Plus généralement, l’Église considère que l’économie doit respecter certains principes, et en tout premier lieu la subordination de la production aux besoins des hommes.
Les mesures de réglementation de l’économie urbaine par l’Église sont souvent contestées. Le motif principal des conflits avec l’Église touchent aux visées que poursuivent les bourgeois commerçants : la recherche du gain, une telle recherche ne s’accorde pas spontanément avec la norme d’une économie centrée sur la satisfaction des besoins. Au sein des communes, des luttes plus ou moins violentes, ne cessent de se manifester à ce sujet entre l’Église et la bourgeoisie.

La coupure avec le peuple
Au cours de son processus d’expansion, la bourgeoisie entre aussi en contradiction avec le peuple. Si, au début de la formation des communes, les désaccords sont peu apparents, des conflits ne tardent pas à éclater, ils prennent un caractère grave dès le milieu du XIIIe siècle. Très vite, la classe bourgeoise proprement dite s’est formée autour de gros commerçants, qui se sont coupés du monde du travail et détachés des conditions de vie du peuple, au contraire des petits entrepreneurs et artisans.

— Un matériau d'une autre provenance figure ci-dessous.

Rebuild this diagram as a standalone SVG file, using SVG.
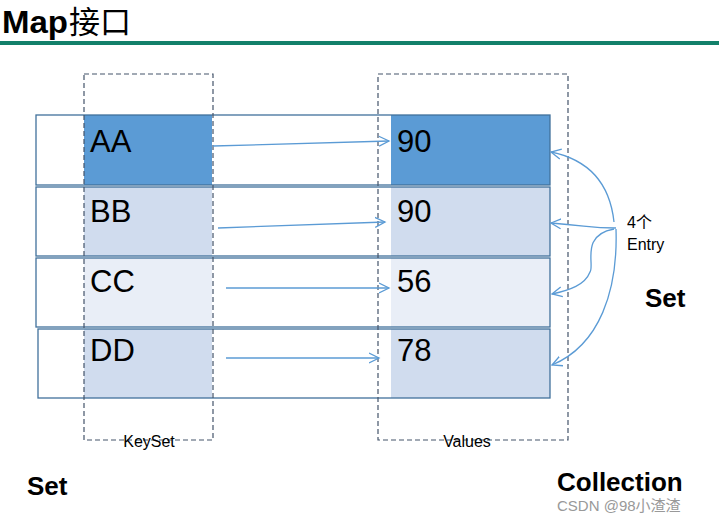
<svg xmlns="http://www.w3.org/2000/svg" width="719" height="521" viewBox="0 0 719 521">
<defs>
<style>
.t{font-family:"Liberation Sans",Arial,sans-serif}
.cell{font-family:"Liberation Sans",Arial,sans-serif;font-size:31px;fill:#000}
.row{fill:none;stroke:#41719c;stroke-width:1.3}
.dash{fill:none;stroke:#44546a;stroke-width:1.2;stroke-dasharray:5,3}
.ln{fill:none;stroke:#5b9bd5;stroke-width:1.3}
.big{font-family:"Liberation Sans",Arial,sans-serif;font-size:26px;font-weight:bold}
</style>
<marker id="a" markerWidth="12" markerHeight="12" refX="10" refY="6" orient="auto" markerUnits="userSpaceOnUse">
<path d="M0,1 L10,6 L0,11" fill="none" stroke="#5b9bd5" stroke-width="1.3"/>
</marker>
</defs>
<rect width="719" height="521" fill="#fff"/>
<text class="t" x="2" y="33" font-size="31" font-weight="bold" textLength="66" lengthAdjust="spacingAndGlyphs">Map</text>
<text x="69" y="33" font-size="31" font-family="'Noto Sans CJK SC',sans-serif">接口</text>
<rect x="0" y="41" width="719" height="4" fill="#12806a"/>
<g id="rowAA"><rect x="84" y="115" width="128" height="70" fill="#5b9bd5"/><rect x="391" y="115" width="159" height="70" fill="#5b9bd5"/><rect class="row" x="36" y="115" width="514" height="70"/><text class="cell" x="90" y="152">AA</text><text class="cell" x="397" y="152">90</text></g>
<g id="rowBB"><rect x="84" y="187" width="128" height="69" fill="#d0dcee"/><rect x="391" y="187" width="159" height="69" fill="#d0dcee"/><rect class="row" x="36" y="187" width="514" height="69"/><text class="cell" x="90" y="222">BB</text><text class="cell" x="397" y="222">90</text></g>
<g id="rowCC"><rect x="84" y="258" width="128" height="69" fill="#e9eef7"/><rect x="391" y="258" width="159" height="69" fill="#e9eef7"/><rect class="row" x="36" y="258" width="514" height="69"/><text class="cell" x="90" y="292">CC</text><text class="cell" x="397" y="292">56</text></g>
<g id="rowDD"><rect x="84" y="329" width="128" height="69" fill="#d0dcee"/><rect x="391" y="329" width="159" height="69" fill="#d0dcee"/><rect class="row" x="38" y="329" width="512" height="69"/><text class="cell" x="90" y="361">DD</text><text class="cell" x="397" y="361">78</text></g>
<g id="keyset"><rect class="dash" x="84" y="74" width="129" height="366"/><text class="t" x="149" y="447" font-size="16" text-anchor="middle">KeySet</text></g>
<g id="values"><rect class="dash" x="378" y="74" width="190" height="366"/><text class="t" x="467" y="447" font-size="16" text-anchor="middle">Values</text></g>
<g id="connectors">
<line class="ln" x1="213" y1="146" x2="389" y2="141" marker-end="url(#a)"/>
<line class="ln" x1="218" y1="228" x2="385" y2="222" marker-end="url(#a)"/>
<line class="ln" x1="226" y1="288" x2="389" y2="288" marker-end="url(#a)"/>
<line class="ln" x1="226" y1="358" x2="379" y2="358" marker-end="url(#a)"/>
<path class="ln" d="M614,222 C610,185 590,160 551,152" marker-end="url(#a)"/>
<path class="ln" d="M616,228 C590,228 590,226 551,223" marker-end="url(#a)"/>
<path class="ln" d="M614,229 C580,235 595,265 590,272 C585,285 570,290 552,294" marker-end="url(#a)"/>
<path class="ln" d="M616,229 C618,290 600,345 552,365" marker-end="url(#a)"/>
</g>
<text class="t" x="627" y="228" font-size="16">4<tspan font-family="'Noto Sans CJK SC',sans-serif">个</tspan></text>
<text class="t" x="627" y="250" font-size="16">Entry</text>
<text class="big" x="645" y="307">Set</text>
<text class="big" x="27" y="495">Set</text>
<text class="big" x="557" y="491" font-size="27">Collection</text>
<text class="t" x="557" y="511" font-size="15" fill="#999">CSDN @98<tspan font-family="'Noto Sans CJK SC',sans-serif">小渣渣</tspan></text>
</svg>
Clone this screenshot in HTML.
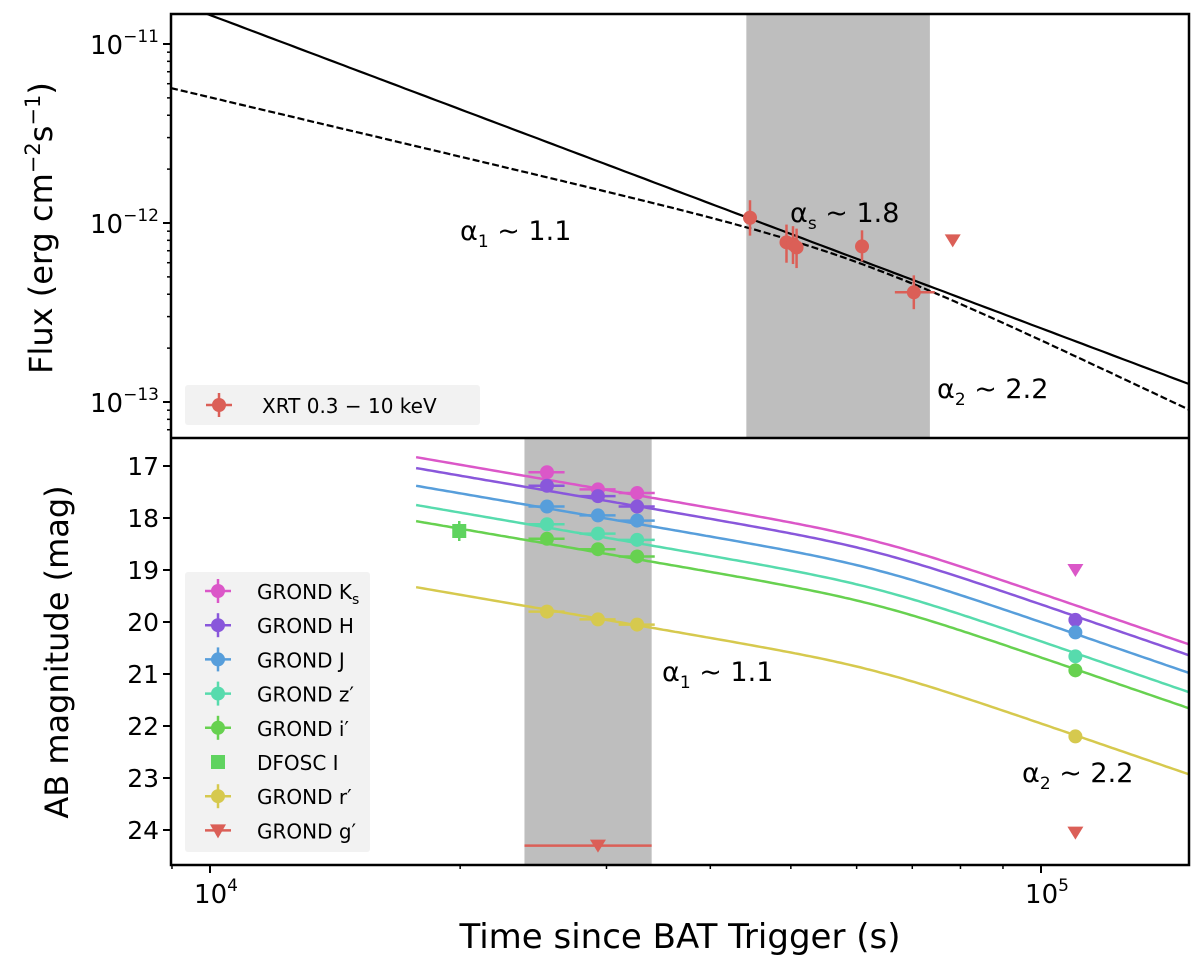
<!DOCTYPE html>
<html><head><meta charset="utf-8"><style>
body{margin:0;background:#fff}
svg{display:block;font-family:"DejaVu Sans","Liberation Sans",sans-serif}
</style></head><body>
<svg id="chart" width="1200" height="966" xmlns="http://www.w3.org/2000/svg"></svg>
<script>
// ---- data ----
const xrtTimes = [44650, 49400, 50300, 50800, 60900, 70300];
const xrtFlux = [1.07e-12, 7.8e-13, 7.6e-13, 7.3e-13, 7.4e-13, 4.1e-13];
const xrtFluxErrLo = [2.2e-13, 1.8e-13, 1.7e-13, 1.7e-13, 1.3e-13, 0.8e-13];
const xrtFluxErrHi = [2.7e-13, 2.0e-13, 2.0e-13, 2.0e-13, 1.7e-13, 1.0e-13];
const xrtUpperTime = [78300];
const xrtUpperFlux = [8.0e-13];
const xrtTimeErrLo = [0, 0, 0, 0, 0, 3600];
const xrtTimeErrHi = [0, 0, 0, 0, 0, 4200];
const xrtBand = [44200, 73500];
const fitSingleAlpha = [1.75];
const fitSingleNorm = [10 ** -10.838]; // flux at 1e4 s
const fitBrokenAlpha1 = [1.1];
const fitBrokenAlpha2 = [2.2];
const fitBrokenBreak = [58900];
const fitBrokenNorm = [10 ** -11.246]; // flux at t=8970 s (early branch)

const optTimes = [25440, 29300, 32660];
const optTimeLate = [110000];
const bands = ["Ks", "H", "J", "z", "i", "r"];
const bandColors = ["#db57c8", "#8957db", "#579edb", "#57dbad", "#67d150", "#d6c94e"];
const magKs = [17.12, 17.45, 17.52];
const magH = [17.38, 17.58, 17.78];
const magJ = [17.78, 17.95, 18.05];
const magZ = [18.12, 18.3, 18.42];
const magI = [18.4, 18.6, 18.74];
const magR = [19.8, 19.95, 20.05];
const magLate = [null, 19.96, 20.2, 20.66, 20.93, 22.2];
const ksLateUpper = [19.0];
const curveStartMag = [16.83, 17.04, 17.38, 17.75, 18.06, 19.33];
const curveStartTime = [17700];
const optBreak = [63000];
const optBand = [23900, 34000];
const dfoscTime = [19950];
const dfoscMag = [18.25];
const gUpperTimes = [29300, 110000];
const gUpperMags = [24.3, 24.05];
const gUpperTimeLo = [23900, 110000];
const gUpperTimeHi = [34000, 110000];

// ---- axes ----
const X0 = 171, X1 = 1189;
const decadePx = 831, x4 = 210;
const X = t => x4 + decadePx * (Math.log10(t) - 4);
const T0 = 10 ** (4 + (X0 - x4) / decadePx), T1 = 10 ** (4 + (X1 - x4) / decadePx);
const TY0 = 14, TY1 = 438;
const YF = f => 44 + 179 * (-11 - Math.log10(f));
const BY0 = 438, BY1 = 865;
const YM = m => 466 + 52 * (m - 17);

const svg = document.getElementById('chart');
const NS = 'http://www.w3.org/2000/svg';
function mk(tag, attrs, parent) {
  const e = document.createElementNS(NS, tag);
  for (const k in attrs) e.setAttribute(k, attrs[k]);
  (parent || svg).appendChild(e);
  return e;
}
function txt(x, y, s, size, anchor, parent) {
  const e = mk('text', { x, y, 'font-size': size, 'text-anchor': anchor || 'start' }, parent);
  e.innerHTML = s;
  return e;
}

const defs = mk('defs', {});
const c1 = mk('clipPath', { id: 'ctop' }, defs); mk('rect', { x: X0, y: TY0, width: X1 - X0, height: TY1 - TY0 }, c1);
const c2 = mk('clipPath', { id: 'cbot' }, defs); mk('rect', { x: X0, y: BY0, width: X1 - X0, height: BY1 - BY0 }, c2);

// ===== TOP PANEL =====
const gt = mk('g', { 'clip-path': 'url(#ctop)' });
 
const shadeT = mk('rect', { x: X(xrtBand[0]), y: TY0, width: X(xrtBand[1]) - X(xrtBand[0]), height: TY1 - TY0, fill: '#bebebe' }, gt);
 

function line(fn, parent, attrs) {
  let d = '';
  for (let i = 0; i <= 200; i++) {
    const lt = Math.log10(T0) + (Math.log10(T1) - Math.log10(T0)) * i / 200;
    const t = 10 ** lt;
    d += (i ? 'L' : 'M') + X(t).toFixed(1) + ',' + fn(t).toFixed(1);
  }
  return mk('path', Object.assign({ d, fill: 'none' }, attrs), parent);
}
const s1 = line(t => YF(fitSingleNorm[0] * (t / 1e4) ** -fitSingleAlpha[0]), gt, { stroke: '#000', 'stroke-width': 2.2 });
 
const sm = 5, tref = 8970;
const brk = t => {
  const tb = fitBrokenBreak[0];
  const Ab = fitBrokenNorm[0] * (tb / tref) ** -fitBrokenAlpha1[0];
  const r = t / tb;
  return Ab * (r ** (fitBrokenAlpha1[0] * sm) + r ** (fitBrokenAlpha2[0] * sm)) ** (-1 / sm);
};
const s2 = line(t => YF(brk(t)), gt, { stroke: '#000', 'stroke-width': 2.2, 'stroke-dasharray': '7,3' });
 

const red = '#db5f57';
xrtTimes.forEach((t, i) => {
  const g = mk('g', {}, gt);
   
  mk('line', { x1: X(t), x2: X(t), y1: YF(xrtFlux[i] + xrtFluxErrHi[i]), y2: YF(xrtFlux[i] - xrtFluxErrLo[i]), stroke: red, 'stroke-width': 2.5 }, g);
  if (xrtTimeErrLo[i]) mk('line', { x1: X(t - xrtTimeErrLo[i]), x2: X(t + xrtTimeErrHi[i]), y1: YF(xrtFlux[i]), y2: YF(xrtFlux[i]), stroke: red, 'stroke-width': 2.5 }, g);
  mk('circle', { cx: X(t), cy: YF(xrtFlux[i]), r: 7, fill: red }, g);
});
xrtUpperTime.forEach((t, i) => {
  const x = X(t), y = YF(xrtUpperFlux[i]);
  const p = mk('path', { d: `M${x - 8},${y - 6}L${x + 8},${y - 6}L${x},${y + 7}Z`, fill: red }, gt);
   
});
txt(460, 240, 'α<tspan font-size="17" dy="7">1</tspan><tspan dy="-7"> ~ 1.1</tspan>', 27);
txt(790, 222, 'α<tspan font-size="17" dy="7">s</tspan><tspan dy="-7"> ~ 1.8</tspan>', 27);
txt(937, 398, 'α<tspan font-size="17" dy="7">2</tspan><tspan dy="-7"> ~ 2.2</tspan>', 27);
const lt = mk('g', {});
 
mk('rect', { x: 185, y: 385, width: 295, height: 40, fill: '#f2f2f2', rx: 3 }, lt);
mk('line', { x1: 206, x2: 232, y1: 405, y2: 405, stroke: red, 'stroke-width': 2.5 }, lt);
mk('line', { x1: 219, x2: 219, y1: 393, y2: 417, stroke: red, 'stroke-width': 2.5 }, lt);
mk('circle', { cx: 219, cy: 405, r: 7, fill: red }, lt);
txt(262, 413, 'XRT 0.3 − 10 keV', 20, 'start', lt);

// ===== BOTTOM PANEL =====
const gb = mk('g', { 'clip-path': 'url(#cbot)' });
 
const shadeB = mk('rect', { x: X(optBand[0]), y: BY0, width: X(optBand[1]) - X(optBand[0]), height: BY1 - BY0, fill: '#bebebe' }, gb);
 

const mags = [magKs, magH, magJ, magZ, magI, magR];
const smo = 8;
curveStartMag.forEach((m0, b) => {
  const ts = curveStartTime[0], tb = optBreak[0];
  const F = t => { const r = t / tb; return (r ** (fitBrokenAlpha1[0] * smo) + r ** (fitBrokenAlpha2[0] * smo)) ** (-1 / smo); };
  const fl = t => m0 - 2.5 * Math.log10(F(t) / F(ts));
  let d = '';
  for (let i = 0; i <= 200; i++) {
    const l = Math.log10(ts) + (Math.log10(T1) - Math.log10(ts)) * i / 200;
    const t = 10 ** l;
    d += (i ? 'L' : 'M') + X(t).toFixed(1) + ',' + YM(fl(t)).toFixed(1);
  }
  const p = mk('path', { d, fill: 'none', stroke: bandColors[b], 'stroke-width': 2.5 }, gb);
   
});
mags.forEach((arr, b) => {
  const c = bandColors[b];
  const pts = arr.map((m, i) => [optTimes[i], m]);
  if (magLate[b] != null) pts.push([optTimeLate[0], magLate[b]]);
  pts.forEach(([t, m]) => {
    const g = mk('g', {}, gb);
     
    if (t < 1e5) mk('line', { x1: X(t * 0.95), x2: X(t * 1.05), y1: YM(m), y2: YM(m), stroke: c, 'stroke-width': 2.5 }, g);
    mk('circle', { cx: X(t), cy: YM(m), r: 7, fill: c }, g);
  });
});
function tri(x, y, c, parent, name) {
  const p = mk('path', { d: `M${x - 8},${y - 6}L${x + 8},${y - 6}L${x},${y + 7}Z`, fill: c }, parent);
   
}
tri(X(optTimeLate[0]), YM(ksLateUpper[0]), bandColors[0], gb, 'ks-upper-limit');
gUpperTimes.forEach((t, i) => {
  if (gUpperTimeHi[i] > gUpperTimeLo[i]) mk('line', { x1: X(gUpperTimeLo[i]), x2: X(gUpperTimeHi[i]), y1: YM(gUpperMags[i]), y2: YM(gUpperMags[i]), stroke: red, 'stroke-width': 2.5 }, gb);
  tri(X(t), YM(gUpperMags[i]), red, gb, 'g-upper-limit');
});
const sq = mk('rect', { x: X(dfoscTime[0]) - 7, y: YM(dfoscMag[0]) - 7, width: 14, height: 14, fill: '#5fd35f' }, gb);
 
mk('line', { x1: X(dfoscTime[0]), x2: X(dfoscTime[0]), y1: YM(dfoscMag[0]) - 10, y2: YM(dfoscMag[0]) + 10, stroke: '#5fd35f', 'stroke-width': 2.5 }, gb);

txt(662, 681, 'α<tspan font-size="17" dy="7">1</tspan><tspan dy="-7"> ~ 1.1</tspan>', 27);
txt(1022, 782, 'α<tspan font-size="17" dy="7">2</tspan><tspan dy="-7"> ~ 2.2</tspan>', 27);

const lb = mk('g', {});
 
mk('rect', { x: 185, y: 572, width: 185, height: 280, fill: '#f2f2f2', rx: 3 }, lb);
const legLabels = ['GROND K<tspan font-size="14" dy="5">s</tspan>', 'GROND H', 'GROND J', "GROND z′", "GROND i′", 'DFOSC I', "GROND r′", "GROND g′"];
const legColors = [bandColors[0], bandColors[1], bandColors[2], bandColors[3], bandColors[4], '#5fd35f', bandColors[5], red];
legLabels.forEach((s, i) => {
  const y = 591 + i * 34.2;
  const g = mk('g', {}, lb);
   
  const c = legColors[i];
  if (i === 5) mk('rect', { x: 211, y: y - 7, width: 14, height: 14, fill: c }, g);
  else if (i === 7) { mk('line', { x1: 205, x2: 231, y1: y, y2: y, stroke: c, 'stroke-width': 2.5 }, g); mk('path', { d: `M${210},${y - 6}L${226},${y - 6}L${218},${y + 8}Z`, fill: c }, g); }
  else {
    mk('line', { x1: 205, x2: 231, y1: y, y2: y, stroke: c, 'stroke-width': 2.5 }, g);
    mk('line', { x1: 218, x2: 218, y1: y - 12, y2: y + 12, stroke: c, 'stroke-width': 2.5 }, g);
    mk('circle', { cx: 218, cy: y, r: 7, fill: c }, g);
  }
  txt(257, y + 8, s, 20, 'start', g);
});

// ===== AXES =====
const ax = mk('g', {});
 
mk('rect', { x: X0, y: TY0, width: X1 - X0, height: BY1 - TY0, fill: 'none', stroke: '#000', 'stroke-width': 2.5 }, ax);
mk('line', { x1: X0, x2: X1, y1: TY1, y2: TY1, stroke: '#000', 'stroke-width': 2.5 }, ax);
for (let e = -14; e <= -10; e++) for (let k = 1; k <= 9; k++) {
  const y = YF(k * 10 ** e);
  if (y < TY0 || y > TY1) continue;
  mk('line', { x1: X0, x2: X0 - (k === 1 ? 8 : 4), y1: y, y2: y, stroke: '#000', 'stroke-width': k === 1 ? 2 : 1.5 }, ax);
  if (k === 1) txt(X0 - 12, y + 10, `10<tspan font-size="17" dy="-12">−${-e}</tspan>`, 26, 'end', ax);
}
for (let m = 17; m <= 24; m++) {
  mk('line', { x1: X0, x2: X0 - 8, y1: YM(m), y2: YM(m), stroke: '#000', 'stroke-width': 2 }, ax);
  txt(X0 - 12, YM(m) + 9, String(m), 25, 'end', ax);
}
for (let e = 3; e <= 5; e++) for (let k = 1; k <= 9; k++) {
  const t = k * 10 ** e, x = X(t);
  if (x < X0 - 1 || x > X1) continue;
  mk('line', { x1: x, x2: x, y1: BY1, y2: BY1 + (k === 1 ? 8 : 4), stroke: '#000', 'stroke-width': k === 1 ? 2 : 1.5 }, ax);
  if (k === 1) txt(x + 6, BY1 + 38, `10<tspan font-size="17" dy="-12">${e}</tspan>`, 26, 'middle', ax);
}
const xl = txt(680, 948, 'Time since BAT Trigger (s)', 34, 'middle');
 
const yl1 = txt(0, 0, 'Flux (erg cm<tspan font-size="21" dy="-12">−2</tspan><tspan dy="12">s</tspan><tspan font-size="21" dy="-12">−1</tspan><tspan dy="12">)</tspan>', 32, 'middle');
yl1.setAttribute('transform', 'translate(52,228) rotate(-90)');
 
const yl2 = txt(0, 0, 'AB magnitude (mag)', 32, 'middle');
yl2.setAttribute('transform', 'translate(68,652) rotate(-90)');
 
</script>
</body></html>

Dans les villes de Flandre qui sont devenues, grâce aux importations des laines d’Angleterre, les capitales européennes de la draperie, l’industrie se trouve dès le XIIe siècle aux mains de quelques gros marchands qui achètent la matière première, la distribuent aux tisserands, pour ensuite vendre et tirer profit des produits manufacturés. Avec l’accroissement de leur fortune, ils peuvent acquérir des terres, des maisons, et s’approprier l’administration de la cité et de la justice. Les communes sont le théâtre de véritables luttes sociales : les riches bourgeois forment une caste, qui exerce le pouvoir à peu près sans contrôle, ils s’arrogent les premières places, dans l’échevinage, dans les confréries et associations de travail. Les petits artisans pour pouvoir se défendre forment à leur tour des coalitions, qui ne tardent pas à être prohibées.
Au cours de sa lutte contre la bourgeoisie, le peuple a pu trouver des alliés auprès de la noblesse et du clergé. Aux Pays-Bas notamment, où les conflits sont aigus, les nobles et les ordres religieux soutiennent le parti populaire contre les organisations bourgeoises, partout où ils en ont l’occasion, pour de bonnes ou mauvaises raisons.